Прошел день, и я уже начал немного надеяться, что дело с отобранными у меня бланками прошло благополучно. Вдруг мне говорят, что пришел и спрашивает меня тот самый совдепщик, который был ночью на обыске. Мы жили тогда очень уплотненно, а к себе в комнату я его звать не хотел, поэтому я вышел к представителю Совдепа в коридор. Шел я к нему с беспокойным чувством, но был встречен любезной и даже какой-то робкой улыбкой. «Вы меня узнаете? Я хотел бы поговорить…» — «Пожалуйста, говорите», — сказал я. Мой собеседник забегал глазами: «Тут как-то неудобно…» Я ввел его в ванную комнату и затворил двери. «Так Вы обыском довольны?» — каким-то странным голосом спросил совдепщик. «То есть как — доволен?» — недоумевающе переспросил я. «Да так, все по-хорошему было, а бланочки у меня остались… Я, знаете, человек семейный… жить тоже надо… Теперь вот наша сила, а потом, может статься, опять будет ваша… Так вот, я и того… На всякий случай, значит… Уж вы, пожалуйста, запомните мою фамилию. Уткин я… Может, когда и поможете мне, если ваша сила будет… Не забудьте…»
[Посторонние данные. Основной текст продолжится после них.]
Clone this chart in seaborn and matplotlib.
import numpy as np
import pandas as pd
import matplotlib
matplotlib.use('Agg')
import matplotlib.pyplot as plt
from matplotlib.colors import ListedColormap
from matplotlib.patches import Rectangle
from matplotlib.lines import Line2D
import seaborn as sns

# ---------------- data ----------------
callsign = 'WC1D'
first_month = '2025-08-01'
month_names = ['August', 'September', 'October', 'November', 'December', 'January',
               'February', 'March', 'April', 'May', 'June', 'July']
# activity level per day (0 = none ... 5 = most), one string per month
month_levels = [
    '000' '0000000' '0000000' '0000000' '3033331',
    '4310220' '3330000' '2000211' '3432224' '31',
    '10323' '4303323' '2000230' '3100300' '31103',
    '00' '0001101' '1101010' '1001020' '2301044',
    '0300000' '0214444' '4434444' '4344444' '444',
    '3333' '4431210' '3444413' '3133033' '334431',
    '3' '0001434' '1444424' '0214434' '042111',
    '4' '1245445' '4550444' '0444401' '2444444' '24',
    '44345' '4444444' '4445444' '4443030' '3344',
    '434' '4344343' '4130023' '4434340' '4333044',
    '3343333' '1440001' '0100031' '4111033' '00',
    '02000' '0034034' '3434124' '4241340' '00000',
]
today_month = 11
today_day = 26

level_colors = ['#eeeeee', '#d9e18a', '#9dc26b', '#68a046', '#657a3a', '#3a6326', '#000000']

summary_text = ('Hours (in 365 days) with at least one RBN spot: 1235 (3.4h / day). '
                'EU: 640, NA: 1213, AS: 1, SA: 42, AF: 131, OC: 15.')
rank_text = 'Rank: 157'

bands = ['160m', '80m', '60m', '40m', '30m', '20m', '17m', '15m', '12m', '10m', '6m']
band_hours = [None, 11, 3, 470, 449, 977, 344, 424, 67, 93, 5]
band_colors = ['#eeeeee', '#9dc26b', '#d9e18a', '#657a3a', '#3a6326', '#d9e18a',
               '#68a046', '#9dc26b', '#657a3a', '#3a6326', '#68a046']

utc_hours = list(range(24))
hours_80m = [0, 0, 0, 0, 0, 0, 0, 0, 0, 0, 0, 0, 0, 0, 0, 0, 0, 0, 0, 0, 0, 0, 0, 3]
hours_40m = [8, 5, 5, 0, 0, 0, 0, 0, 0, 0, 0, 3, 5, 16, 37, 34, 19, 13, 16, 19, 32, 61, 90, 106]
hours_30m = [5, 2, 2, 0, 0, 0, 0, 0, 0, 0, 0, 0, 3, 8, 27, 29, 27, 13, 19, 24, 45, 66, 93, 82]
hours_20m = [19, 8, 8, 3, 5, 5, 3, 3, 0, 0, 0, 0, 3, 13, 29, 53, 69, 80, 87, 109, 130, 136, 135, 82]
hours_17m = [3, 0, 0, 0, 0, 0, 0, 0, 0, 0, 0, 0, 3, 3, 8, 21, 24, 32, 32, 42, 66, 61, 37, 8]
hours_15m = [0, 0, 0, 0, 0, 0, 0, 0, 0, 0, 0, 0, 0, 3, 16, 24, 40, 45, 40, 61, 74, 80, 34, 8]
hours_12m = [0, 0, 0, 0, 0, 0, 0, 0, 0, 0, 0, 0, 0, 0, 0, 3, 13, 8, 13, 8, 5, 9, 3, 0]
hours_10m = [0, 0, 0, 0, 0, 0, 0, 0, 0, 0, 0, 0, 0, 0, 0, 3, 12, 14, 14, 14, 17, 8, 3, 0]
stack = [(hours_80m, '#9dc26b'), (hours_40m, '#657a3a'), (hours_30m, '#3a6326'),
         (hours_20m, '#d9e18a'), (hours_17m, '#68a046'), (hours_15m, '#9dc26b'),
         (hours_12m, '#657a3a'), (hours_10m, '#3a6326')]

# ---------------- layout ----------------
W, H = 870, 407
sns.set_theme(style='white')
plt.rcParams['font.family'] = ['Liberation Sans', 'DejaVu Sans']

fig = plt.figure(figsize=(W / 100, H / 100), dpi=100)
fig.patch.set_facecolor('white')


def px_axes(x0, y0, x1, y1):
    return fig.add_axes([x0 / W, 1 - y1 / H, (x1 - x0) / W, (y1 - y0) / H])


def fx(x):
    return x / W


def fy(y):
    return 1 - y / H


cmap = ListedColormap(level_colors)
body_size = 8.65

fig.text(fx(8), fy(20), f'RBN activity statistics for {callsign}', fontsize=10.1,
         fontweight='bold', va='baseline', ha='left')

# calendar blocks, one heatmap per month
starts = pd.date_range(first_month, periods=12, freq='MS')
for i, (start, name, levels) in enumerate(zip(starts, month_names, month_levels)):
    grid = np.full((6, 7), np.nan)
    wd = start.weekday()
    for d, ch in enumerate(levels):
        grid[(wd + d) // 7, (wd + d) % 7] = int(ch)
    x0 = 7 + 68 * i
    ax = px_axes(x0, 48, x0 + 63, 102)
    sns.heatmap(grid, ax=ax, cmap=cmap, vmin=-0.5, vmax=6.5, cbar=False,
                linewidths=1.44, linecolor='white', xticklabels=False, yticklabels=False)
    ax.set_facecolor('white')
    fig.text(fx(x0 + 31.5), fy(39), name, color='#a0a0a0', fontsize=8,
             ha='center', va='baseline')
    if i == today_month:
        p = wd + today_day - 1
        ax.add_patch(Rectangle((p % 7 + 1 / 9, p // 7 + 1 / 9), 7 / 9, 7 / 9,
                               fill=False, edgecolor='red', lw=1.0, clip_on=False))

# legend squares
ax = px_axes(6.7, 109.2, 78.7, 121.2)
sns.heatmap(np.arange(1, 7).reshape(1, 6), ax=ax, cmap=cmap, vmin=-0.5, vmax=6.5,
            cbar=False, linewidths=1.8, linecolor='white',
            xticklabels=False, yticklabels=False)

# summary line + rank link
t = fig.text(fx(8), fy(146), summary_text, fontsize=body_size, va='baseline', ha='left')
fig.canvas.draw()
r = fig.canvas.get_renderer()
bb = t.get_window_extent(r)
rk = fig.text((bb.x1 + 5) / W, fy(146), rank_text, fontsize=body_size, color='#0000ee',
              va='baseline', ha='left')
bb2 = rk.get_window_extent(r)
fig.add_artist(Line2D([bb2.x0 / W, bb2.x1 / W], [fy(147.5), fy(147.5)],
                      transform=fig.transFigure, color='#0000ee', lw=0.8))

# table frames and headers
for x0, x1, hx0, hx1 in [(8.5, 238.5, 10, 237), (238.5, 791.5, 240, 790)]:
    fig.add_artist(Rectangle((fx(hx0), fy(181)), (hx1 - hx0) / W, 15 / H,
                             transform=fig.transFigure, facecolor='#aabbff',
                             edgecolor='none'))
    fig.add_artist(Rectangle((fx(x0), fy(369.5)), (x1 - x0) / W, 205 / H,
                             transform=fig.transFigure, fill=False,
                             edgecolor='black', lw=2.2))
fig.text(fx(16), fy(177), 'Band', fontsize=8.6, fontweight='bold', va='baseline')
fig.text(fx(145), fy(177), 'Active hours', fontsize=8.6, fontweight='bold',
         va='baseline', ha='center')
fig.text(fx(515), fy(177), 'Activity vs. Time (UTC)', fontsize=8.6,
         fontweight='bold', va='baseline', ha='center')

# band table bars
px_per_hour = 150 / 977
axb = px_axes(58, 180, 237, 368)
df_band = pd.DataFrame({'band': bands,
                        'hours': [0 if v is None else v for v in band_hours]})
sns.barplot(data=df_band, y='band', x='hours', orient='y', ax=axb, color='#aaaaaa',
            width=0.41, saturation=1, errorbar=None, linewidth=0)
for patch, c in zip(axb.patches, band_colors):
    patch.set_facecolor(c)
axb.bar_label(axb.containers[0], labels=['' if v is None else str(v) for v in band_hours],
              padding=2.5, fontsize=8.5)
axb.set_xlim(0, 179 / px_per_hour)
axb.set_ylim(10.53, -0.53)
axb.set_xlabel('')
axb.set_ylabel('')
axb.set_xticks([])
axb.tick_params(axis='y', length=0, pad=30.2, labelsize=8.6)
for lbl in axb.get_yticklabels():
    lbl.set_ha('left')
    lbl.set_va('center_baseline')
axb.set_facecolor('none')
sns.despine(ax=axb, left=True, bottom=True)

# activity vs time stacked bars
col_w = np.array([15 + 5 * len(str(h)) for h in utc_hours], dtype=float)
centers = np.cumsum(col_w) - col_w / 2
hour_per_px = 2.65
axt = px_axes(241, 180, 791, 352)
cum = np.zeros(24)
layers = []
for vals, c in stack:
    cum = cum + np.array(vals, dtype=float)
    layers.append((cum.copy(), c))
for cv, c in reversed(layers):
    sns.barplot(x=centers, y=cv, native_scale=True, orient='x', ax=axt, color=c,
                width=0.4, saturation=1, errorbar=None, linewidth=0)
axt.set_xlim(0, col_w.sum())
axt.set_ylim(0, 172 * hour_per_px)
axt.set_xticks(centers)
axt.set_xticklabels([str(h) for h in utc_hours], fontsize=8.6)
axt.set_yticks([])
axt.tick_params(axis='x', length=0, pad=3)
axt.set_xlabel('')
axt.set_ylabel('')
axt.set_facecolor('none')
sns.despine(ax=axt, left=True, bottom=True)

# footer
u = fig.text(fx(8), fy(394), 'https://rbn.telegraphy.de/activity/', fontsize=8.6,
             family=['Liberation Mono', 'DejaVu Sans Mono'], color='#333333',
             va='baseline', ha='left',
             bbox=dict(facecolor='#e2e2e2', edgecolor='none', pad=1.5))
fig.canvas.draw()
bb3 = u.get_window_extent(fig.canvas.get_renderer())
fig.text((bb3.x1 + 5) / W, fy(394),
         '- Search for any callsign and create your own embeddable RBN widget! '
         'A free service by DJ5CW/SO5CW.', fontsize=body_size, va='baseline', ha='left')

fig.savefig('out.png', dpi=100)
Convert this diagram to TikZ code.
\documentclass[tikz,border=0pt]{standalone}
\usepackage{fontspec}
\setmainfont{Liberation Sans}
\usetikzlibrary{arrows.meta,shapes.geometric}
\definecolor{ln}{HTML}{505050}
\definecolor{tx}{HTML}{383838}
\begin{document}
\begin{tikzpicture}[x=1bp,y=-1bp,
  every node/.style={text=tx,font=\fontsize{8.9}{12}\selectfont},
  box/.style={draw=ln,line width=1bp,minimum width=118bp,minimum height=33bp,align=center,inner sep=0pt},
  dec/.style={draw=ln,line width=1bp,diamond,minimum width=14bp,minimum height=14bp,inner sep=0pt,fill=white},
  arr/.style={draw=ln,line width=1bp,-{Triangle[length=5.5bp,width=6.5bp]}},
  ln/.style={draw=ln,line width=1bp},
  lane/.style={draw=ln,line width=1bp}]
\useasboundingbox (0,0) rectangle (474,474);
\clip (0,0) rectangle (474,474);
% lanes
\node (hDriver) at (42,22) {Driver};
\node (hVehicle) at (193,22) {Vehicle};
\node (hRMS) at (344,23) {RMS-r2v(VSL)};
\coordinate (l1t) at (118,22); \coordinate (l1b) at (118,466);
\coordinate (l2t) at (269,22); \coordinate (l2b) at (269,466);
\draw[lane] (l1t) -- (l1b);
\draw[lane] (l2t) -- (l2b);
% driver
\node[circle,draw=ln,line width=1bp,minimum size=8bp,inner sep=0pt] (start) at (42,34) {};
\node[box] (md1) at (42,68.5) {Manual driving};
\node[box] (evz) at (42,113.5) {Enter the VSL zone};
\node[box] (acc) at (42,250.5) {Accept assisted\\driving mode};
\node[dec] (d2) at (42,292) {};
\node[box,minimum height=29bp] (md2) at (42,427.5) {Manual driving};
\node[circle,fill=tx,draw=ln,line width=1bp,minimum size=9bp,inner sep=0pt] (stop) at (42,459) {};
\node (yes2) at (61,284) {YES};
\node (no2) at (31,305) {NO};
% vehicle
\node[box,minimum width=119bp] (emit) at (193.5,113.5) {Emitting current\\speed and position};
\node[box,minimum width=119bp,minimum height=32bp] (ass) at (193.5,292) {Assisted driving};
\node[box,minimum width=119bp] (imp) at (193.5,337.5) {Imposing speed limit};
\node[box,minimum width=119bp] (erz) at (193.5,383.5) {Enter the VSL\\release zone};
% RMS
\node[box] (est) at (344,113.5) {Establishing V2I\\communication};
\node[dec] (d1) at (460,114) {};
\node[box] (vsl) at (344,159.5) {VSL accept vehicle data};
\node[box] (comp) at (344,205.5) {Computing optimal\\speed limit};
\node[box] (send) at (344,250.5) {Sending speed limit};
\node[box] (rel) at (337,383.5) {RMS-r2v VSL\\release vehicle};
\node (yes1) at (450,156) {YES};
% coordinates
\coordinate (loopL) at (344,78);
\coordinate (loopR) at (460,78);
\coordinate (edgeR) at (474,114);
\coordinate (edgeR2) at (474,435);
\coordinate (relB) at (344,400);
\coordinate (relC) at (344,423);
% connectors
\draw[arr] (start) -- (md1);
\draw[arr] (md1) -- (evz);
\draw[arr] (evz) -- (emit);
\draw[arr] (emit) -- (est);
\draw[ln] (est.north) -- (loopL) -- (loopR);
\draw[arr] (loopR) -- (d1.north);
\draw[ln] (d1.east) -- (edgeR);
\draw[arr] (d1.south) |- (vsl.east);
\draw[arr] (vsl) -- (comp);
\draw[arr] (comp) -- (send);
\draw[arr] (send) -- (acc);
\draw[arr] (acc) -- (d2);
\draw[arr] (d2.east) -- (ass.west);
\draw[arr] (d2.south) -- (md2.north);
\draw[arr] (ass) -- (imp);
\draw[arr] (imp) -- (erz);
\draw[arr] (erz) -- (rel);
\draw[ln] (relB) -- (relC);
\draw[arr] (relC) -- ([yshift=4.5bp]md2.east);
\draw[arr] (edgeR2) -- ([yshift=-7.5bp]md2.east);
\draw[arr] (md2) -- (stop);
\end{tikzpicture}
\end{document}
Я совершенно не ожидал такого поворота дела, но как только, с первых слов, понял, куда гнет товарищ Уткин, я принял не просто уверенный, но даже несколько покровительственный тон, который его очень успокоил. «Не беспокойтесь, запомню! — сказал я многозначительно. — А за вашу услугу — благодарю».

Как обрадовался Уткин! Можно было думать, что услугу (и еще какую!) оказал не он мне, а я — ему… Я протянул Уткину на прощание руку, и он с некоторым подобострастием пожал ее. Счастливая улыбка играла на его губах, когда он уходил из дома, — очевидно, Уткин чувствовал себя теперь застрахованным на обе стороны.

Гора спала с моих плеч, и было чему радоваться…

Человек, не знакомый с тогдашними условиями жизни, может спросить: почему я не бежал немедленно после обыска, пользуясь тем, что не был тогда же немедленно арестован?